Safet Zec
Safet Zec non ha bisogno di presentazioni, è artista di grande spessore, pittore e incisore di altissima qualità. Originario della Bosnia, classe 1943, figlio di un artigiano, legatissimo alla sua terra, dovette abbandonarla, fuggendo in Italia, nel 1992, a causa della guerra nella ex Jugoslavia. A Udine ricominciò da capo, lavorando accanitamente e riuscendo ad ottenere col tempo importanti riconoscimenti. Dopo la fine della guerra riprese i contatti con la sua terra, a Sarajevo, dove riaprì lo studio, diventato centro culturale molto attivo in cui tuttora espone anche le sue opere.
Egli ci mostra le cose nella loro cruda verità, non cerca la poesia, almeno non come la si intende comunemente, ma focalizza la sua attenzione, e la nostra, su un momento, un aspetto particolare, un dettaglio che rivela la vita che scorre, semplice e muta nelle cose; a volte vibrante e passionale, nelle persone; densa di non detti, di accenni, di richiami a riflettere su punti di vista e oggetti apparentemente banali, un raggio di sole su una facciata, un davanzale di finestra, un interno in penombra, una sedia, ecc. Una vita dura, graffiata, ferita ma non vinta, ancorata al quotidiano su cui riversa tutta la sua forza.
La dignità dei piccoli, anonimi oggetti, la storia che intuisci in un cesto vecchio e consunto che sembra dirci come il valore non sta nelle cose ma nell'importanza che assumono per chi le possiede, per il ruolo che rivestono e in quei brandelli di vita vissuta della quale rimangono impregnati e che Safet Zec sa trasmettere così bene. Non a caso rappresenta spesso il suo ambiente di lavoro, il suo tavolino con colori e pennelli, in un dialogo continuo con quei mezzi coi quali, poi, si esprime.
C'è sempre un'atmosfera pacata, un gioco di ombre leggere, o di forti contrasti, una calma che invita l'occhio a soffermarsi sui particolari per scoprire qualcosa al di là del loro semplice aspetto.

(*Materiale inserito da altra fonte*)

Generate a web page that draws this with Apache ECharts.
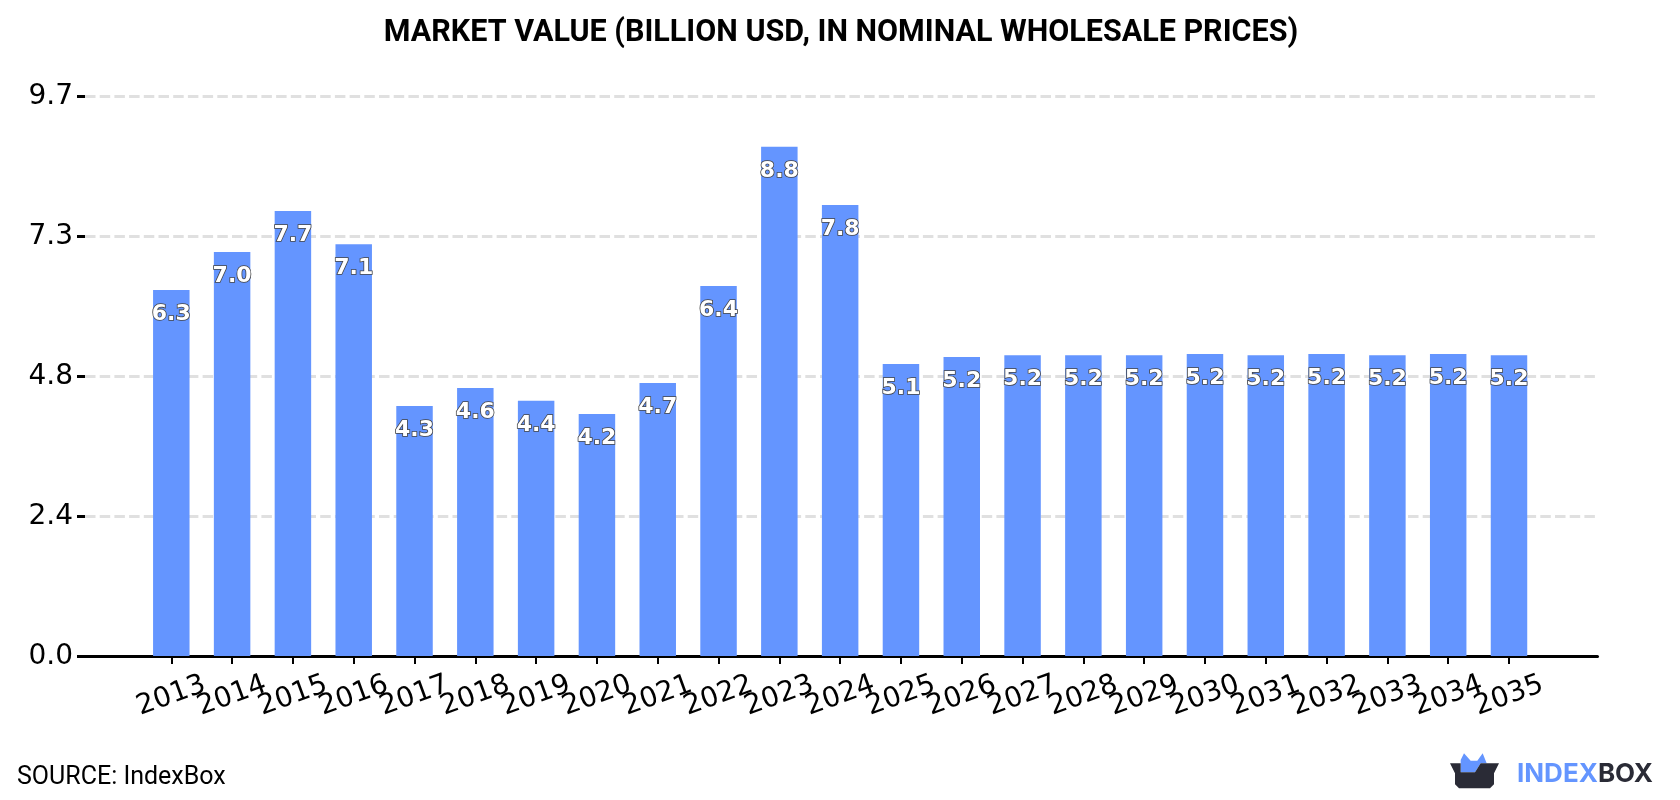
<!DOCTYPE html>
<html>
<head>
<meta charset="utf-8">
<title>Market value</title>
<script src="https://cdn.jsdelivr.net/npm/echarts@6/dist/echarts.min.js"></script>
<style>
  html, body { margin: 0; padding: 0; background: #fff; }
  #chart { width: 1680px; height: 800px; }
</style>
</head>
<body>
<div id="chart"></div>
<script>
// Market value per year, billion USD
const years = ['2013', '2014', '2015', '2016', '2017', '2018', '2019', '2020', '2021', '2022', '2023', '2024',
               '2025', '2026', '2027', '2028', '2029', '2030', '2031', '2032', '2033', '2034', '2035'];
const marketValue = [6.34, 7.0, 7.71, 7.13, 4.33, 4.64, 4.42, 4.19, 4.73, 6.41, 8.82, 7.81,
                     5.06, 5.18, 5.21, 5.21, 5.21, 5.23, 5.21, 5.23, 5.21, 5.23, 5.21];
const yMax = 9.7;
const yStep = 2.425;

const BAR_BLUE = '#6495ff';
const LOGO_DARK = '#2a2b36';

// Logo outlines in local units, placed by the graphic group below
const logoBox = [[30,55],[62,55],[62,82],[105,82],[122,55],[177,55],[162,85],[162,118],[150,130],
                 [57,130],[45,118],[45,85]];
const logoFlap = [[62,82],[62,45],[72,25],[92,47],[112,47],[128,25],[140,55],[122,55],[105,82]];
const logoScale = 1 / 3;

const chart = echarts.init(document.getElementById('chart'));
chart.setOption({
  animation: false,
  backgroundColor: '#ffffff',
  title: {
    text: 'MARKET VALUE (BILLION USD, IN NOMINAL WHOLESALE PRICES)',
    left: 836,
    top: 13,
    textAlign: 'center',
    textStyle: { fontFamily: 'Roboto', fontWeight: 'bold', fontSize: 30.5, color: '#000' }
  },
  // Outer grid carries the gridlines and baseline; the inner one holds the bars,
  // inset so the baseline runs past the first and last bar.
  grid: [
    { left: 85, right: 82.5, top: 96.5, bottom: 143.5 },
    { left: 140.9, right: 140.6, top: 96, bottom: 144 }
  ],
  xAxis: [
    {
      gridIndex: 0,
      type: 'value',
      min: 0,
      max: 1,
      splitLine: { show: false },
      axisLine: { show: true, lineStyle: { color: '#000', width: 3 } },
      axisTick: { show: false },
      axisLabel: { show: false }
    },
    {
      gridIndex: 1,
      type: 'category',
      data: years,
      axisLine: { show: false },
      axisTick: { show: true, alignWithLabel: true, length: 8, lineStyle: { color: '#000', width: 2 } },
      axisLabel: {
        interval: 0,
        rotate: 20,
        margin: 40,
        align: 'center',
        verticalAlign: 'middle',
        hideOverlap: false,
        fontFamily: 'DejaVu Sans',
        fontSize: 28,
        color: '#000'
      }
    }
  ],
  yAxis: [
    {
      gridIndex: 0,
      type: 'value',
      min: 0,
      max: yMax,
      interval: yStep,
      axisLine: { show: false },
      axisTick: { show: true, length: 8, lineStyle: { color: '#000', width: 3 } },
      axisLabel: {
        margin: 12,
        padding: [4, 0, 0, 0],
        formatter: v => v.toFixed(1),
        fontFamily: 'DejaVu Sans',
        fontSize: 28,
        color: '#000'
      },
      splitLine: {
        show: true,
        lineStyle: { color: '#e0e0e0', width: 3, type: [10.5, 4.2] }
      }
    },
    {
      gridIndex: 1,
      type: 'value',
      min: 0,
      max: yMax,
      interval: yStep,
      show: false
    }
  ],
  series: [{
    type: 'bar',
    xAxisIndex: 1,
    yAxisIndex: 1,
    data: marketValue,
    barWidth: '60%',
    itemStyle: { color: BAR_BLUE },
    label: {
      show: true,
      position: 'insideTop',
      distance: 13,
      formatter: p => p.value.toFixed(1),
      fontFamily: 'DejaVu Sans',
      fontWeight: 'bold',
      fontSize: 22,
      color: '#ffffff',
      textBorderColor: '#444444',
      textBorderWidth: 1.6
    }
  }],
  graphic: [
    {
      type: 'text',
      left: 17,
      top: 765,
      style: { text: 'SOURCE: IndexBox', fontFamily: 'Roboto', fontSize: 25, fill: '#000' }
    },
    {
      type: 'group',
      x: 1440,
      y: 745,
      scaleX: logoScale,
      scaleY: logoScale,
      children: [
        { type: 'polygon', shape: { points: logoFlap }, style: { fill: BAR_BLUE } },
        { type: 'polygon', shape: { points: logoBox }, style: { fill: LOGO_DARK } }
      ]
    },
    {
      type: 'text',
      left: 1517,
      top: 761,
      style: {
        text: '{a|INDEX}{b|BOX}',
        rich: {
          a: { fontFamily: 'Inter', fontWeight: 'bold', fontSize: 26, fill: BAR_BLUE, color: BAR_BLUE },
          b: { fontFamily: 'Inter', fontWeight: 'bold', fontSize: 26, fill: LOGO_DARK, color: LOGO_DARK }
        }
      }
    }
  ]
});
</script>
</body>
</html>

Si parla di realismo magico, espressione abusata; di visione metafisica - e anche questa, ormai logora, si affibbia a tutto. Ma forse è solo la semplicità, sia pure apparente, quella semplicità che solo i grandi sanno esprimere, come lui, che racconta l'essenza, l'interiorità dell'uomo attraverso i suoi oggetti d'uso comune, i suoi angoli di vita, i suoi momenti più intensi, la sua quotidianità. Ed è lì che si cela tutta la sua ricchezza umana e culturale e che affiora attraverso i dettagli, il colore a volte crudo, sovrapposto, aspro, sferzato da segni netti, scuri o chiari, indelebili come cicatrici, perentori nella loro corsa sulla superficie, a tentare di definire le figure e gli oggetti.

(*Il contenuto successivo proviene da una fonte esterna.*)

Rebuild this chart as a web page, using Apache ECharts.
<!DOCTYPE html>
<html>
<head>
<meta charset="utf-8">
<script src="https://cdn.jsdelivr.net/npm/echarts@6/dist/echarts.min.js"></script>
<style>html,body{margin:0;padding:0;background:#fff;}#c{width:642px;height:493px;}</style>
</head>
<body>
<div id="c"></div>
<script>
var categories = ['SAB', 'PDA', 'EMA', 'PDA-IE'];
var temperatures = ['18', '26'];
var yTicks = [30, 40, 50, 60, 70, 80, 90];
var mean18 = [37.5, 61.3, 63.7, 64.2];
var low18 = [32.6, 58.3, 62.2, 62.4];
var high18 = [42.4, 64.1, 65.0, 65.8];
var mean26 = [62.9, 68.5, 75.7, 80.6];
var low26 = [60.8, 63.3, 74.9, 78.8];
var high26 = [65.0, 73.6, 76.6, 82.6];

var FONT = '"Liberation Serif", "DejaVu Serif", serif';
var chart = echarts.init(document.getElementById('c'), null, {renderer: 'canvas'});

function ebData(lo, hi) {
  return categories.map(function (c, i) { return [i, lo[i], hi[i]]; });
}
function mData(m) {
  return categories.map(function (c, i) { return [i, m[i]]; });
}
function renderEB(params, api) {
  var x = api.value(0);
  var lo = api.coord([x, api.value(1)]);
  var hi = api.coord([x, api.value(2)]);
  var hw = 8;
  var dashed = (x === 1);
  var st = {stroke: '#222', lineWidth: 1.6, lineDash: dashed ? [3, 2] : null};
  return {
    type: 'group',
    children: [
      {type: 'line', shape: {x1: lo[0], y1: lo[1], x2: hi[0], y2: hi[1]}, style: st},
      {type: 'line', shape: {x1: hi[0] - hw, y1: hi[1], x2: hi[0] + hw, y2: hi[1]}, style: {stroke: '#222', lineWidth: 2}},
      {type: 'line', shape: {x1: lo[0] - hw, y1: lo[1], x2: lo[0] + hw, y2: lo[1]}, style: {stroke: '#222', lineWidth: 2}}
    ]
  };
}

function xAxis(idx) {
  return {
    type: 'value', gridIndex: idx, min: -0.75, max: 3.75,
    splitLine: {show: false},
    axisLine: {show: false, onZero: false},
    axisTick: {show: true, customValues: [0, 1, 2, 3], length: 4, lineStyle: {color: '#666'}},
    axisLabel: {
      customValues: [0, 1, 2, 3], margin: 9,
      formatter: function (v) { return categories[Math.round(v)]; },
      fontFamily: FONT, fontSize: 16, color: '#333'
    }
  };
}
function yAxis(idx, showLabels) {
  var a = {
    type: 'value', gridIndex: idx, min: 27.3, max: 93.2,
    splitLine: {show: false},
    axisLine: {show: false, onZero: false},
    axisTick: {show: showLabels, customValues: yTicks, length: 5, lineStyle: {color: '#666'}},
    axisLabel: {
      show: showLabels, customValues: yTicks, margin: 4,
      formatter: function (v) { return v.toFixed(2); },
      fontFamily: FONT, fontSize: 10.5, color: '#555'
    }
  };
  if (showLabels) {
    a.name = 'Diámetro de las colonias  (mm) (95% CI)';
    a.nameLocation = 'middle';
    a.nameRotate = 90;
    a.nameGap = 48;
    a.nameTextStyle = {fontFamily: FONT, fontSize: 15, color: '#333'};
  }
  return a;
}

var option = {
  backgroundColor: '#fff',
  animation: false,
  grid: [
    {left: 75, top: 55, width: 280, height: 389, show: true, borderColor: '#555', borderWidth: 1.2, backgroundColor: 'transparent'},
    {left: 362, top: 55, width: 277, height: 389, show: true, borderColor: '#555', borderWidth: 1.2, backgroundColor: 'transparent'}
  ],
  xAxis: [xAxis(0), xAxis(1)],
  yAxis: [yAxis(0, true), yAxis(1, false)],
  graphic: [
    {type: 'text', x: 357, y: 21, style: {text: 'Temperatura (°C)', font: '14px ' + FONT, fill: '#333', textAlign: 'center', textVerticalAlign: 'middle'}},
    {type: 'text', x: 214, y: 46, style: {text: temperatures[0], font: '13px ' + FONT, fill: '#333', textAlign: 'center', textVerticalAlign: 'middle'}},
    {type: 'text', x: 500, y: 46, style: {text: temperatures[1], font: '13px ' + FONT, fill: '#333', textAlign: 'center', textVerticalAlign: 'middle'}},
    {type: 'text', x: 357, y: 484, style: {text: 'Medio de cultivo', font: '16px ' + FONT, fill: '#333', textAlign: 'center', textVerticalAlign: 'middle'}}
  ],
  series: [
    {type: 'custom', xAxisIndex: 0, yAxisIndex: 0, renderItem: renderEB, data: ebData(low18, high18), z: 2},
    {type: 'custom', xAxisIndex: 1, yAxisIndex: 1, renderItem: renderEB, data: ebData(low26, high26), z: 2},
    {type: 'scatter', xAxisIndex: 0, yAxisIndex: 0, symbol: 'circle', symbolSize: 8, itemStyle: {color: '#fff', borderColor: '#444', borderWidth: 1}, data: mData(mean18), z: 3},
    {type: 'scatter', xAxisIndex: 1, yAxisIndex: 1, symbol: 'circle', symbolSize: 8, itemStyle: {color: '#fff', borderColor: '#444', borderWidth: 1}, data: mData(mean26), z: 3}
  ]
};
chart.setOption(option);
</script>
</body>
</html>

Quel senso che, per un momento, deve essergli sembrato perduto per sempre, calpestato dalla disumana follia collettiva della guerra da cui fu costretto a fuggire, segnandolo per sempre. Da allora il dolore è stato uno dei temi fondamentali della sua arte. Si manifesta nelle mani, ripetute in maniera ossessiva, mani dalle dita nodose, sfruttate dal lavoro, a volte intrecciate in una tensione disperata, l'immancabile fede al dito, testimonianza di un incrollabile legame affettivo. Oppure a coprire il volto, accentuando e amplificando un'indicibile, profonda sofferenza che per pudore vorrebbero, invece, nascondere...
Safet Zec mette in scena il dolore delle sue figure in maniera reale, diretta, senza enfasi ma quasi ostentato, sembrerebbe imposto alla nostra attenzione e partecipazione. Senza artifici e senza intermediazioni si offre in tutta la sua forza dirompente di un momento fissato nel suo divenire, altre volte è un silenzio immobile che vibra ancora di un dramma infinito che viene da lontano e che intride anche gli oggetti più umili e semplici.
Ed è sempre grazie a questa sua maestria, dovuta a una lunga e tenace pratica artigianale, che Zec sa tirare fuori forti emozioni da uno sguardo perso in chissà quali pensieri, da un volto oppresso da uno straziante dolore, attimi di un'intensità emotiva impressionante, coinvolgente.